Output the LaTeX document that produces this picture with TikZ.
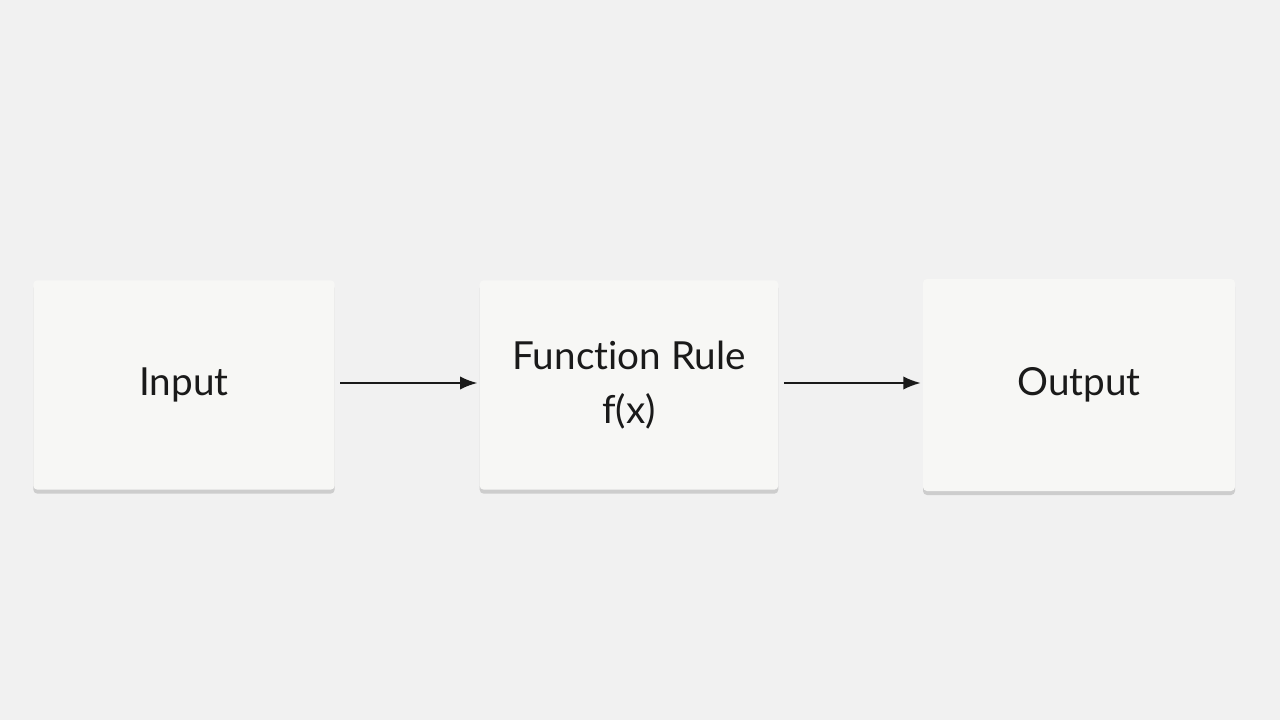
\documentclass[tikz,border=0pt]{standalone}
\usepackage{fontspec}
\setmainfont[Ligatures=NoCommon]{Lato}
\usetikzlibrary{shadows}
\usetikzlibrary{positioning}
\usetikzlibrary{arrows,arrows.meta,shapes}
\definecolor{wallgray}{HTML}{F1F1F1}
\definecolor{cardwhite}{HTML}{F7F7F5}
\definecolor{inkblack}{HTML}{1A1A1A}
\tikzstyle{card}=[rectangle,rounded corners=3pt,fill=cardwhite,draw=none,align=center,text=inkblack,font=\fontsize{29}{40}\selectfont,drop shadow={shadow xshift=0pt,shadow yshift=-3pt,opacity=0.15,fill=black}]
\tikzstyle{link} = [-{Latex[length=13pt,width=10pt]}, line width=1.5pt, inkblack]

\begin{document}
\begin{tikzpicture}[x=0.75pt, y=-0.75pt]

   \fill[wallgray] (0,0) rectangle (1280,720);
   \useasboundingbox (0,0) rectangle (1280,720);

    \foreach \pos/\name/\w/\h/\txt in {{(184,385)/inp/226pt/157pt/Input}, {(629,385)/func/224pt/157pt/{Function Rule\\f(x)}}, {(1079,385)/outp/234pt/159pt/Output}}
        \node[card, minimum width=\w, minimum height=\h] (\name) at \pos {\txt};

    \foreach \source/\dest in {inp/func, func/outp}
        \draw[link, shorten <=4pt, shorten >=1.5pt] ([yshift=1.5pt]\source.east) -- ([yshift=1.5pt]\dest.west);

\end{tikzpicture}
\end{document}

Exercise task –
All of the material above needs to be restated exactly, with no pictures.

Output of the exercise –
Output the LaTeX document that produces this picture with TikZ.
\documentclass[tikz,border=0pt]{standalone}
\usepackage{fontspec}
\setmainfont[Ligatures=NoCommon]{Lato}
\usetikzlibrary{shadows}
\usetikzlibrary{positioning}
\usetikzlibrary{arrows,arrows.meta,shapes}
\definecolor{wallgray}{HTML}{F1F1F1}
\definecolor{cardwhite}{HTML}{F7F7F5}
\definecolor{inkblack}{HTML}{1A1A1A}
\tikzstyle{card}=[rectangle,rounded corners=3pt,fill=cardwhite,draw=none,align=center,text=inkblack,font=\fontsize{29}{40}\selectfont,drop shadow={shadow xshift=0pt,shadow yshift=-3pt,opacity=0.15,fill=black}]
\tikzstyle{link} = [-{Latex[length=13pt,width=10pt]}, line width=1.5pt, inkblack]

\begin{document}
\begin{tikzpicture}[x=0.75pt, y=-0.75pt]

   \fill[wallgray] (0,0) rectangle (1280,720);
   \useasboundingbox (0,0) rectangle (1280,720);

    \foreach \pos/\name/\w/\h/\txt in {{(184,385)/inp/226pt/157pt/Input}, {(629,385)/func/224pt/157pt/{Function Rule\\f(x)}}, {(1079,385)/outp/234pt/159pt/Output}}
        \node[card, minimum width=\w, minimum height=\h] (\name) at \pos {\txt};

    \foreach \source/\dest in {inp/func, func/outp}
        \draw[link, shorten <=4pt, shorten >=1.5pt] ([yshift=1.5pt]\source.east) -- ([yshift=1.5pt]\dest.west);

\end{tikzpicture}
\end{document}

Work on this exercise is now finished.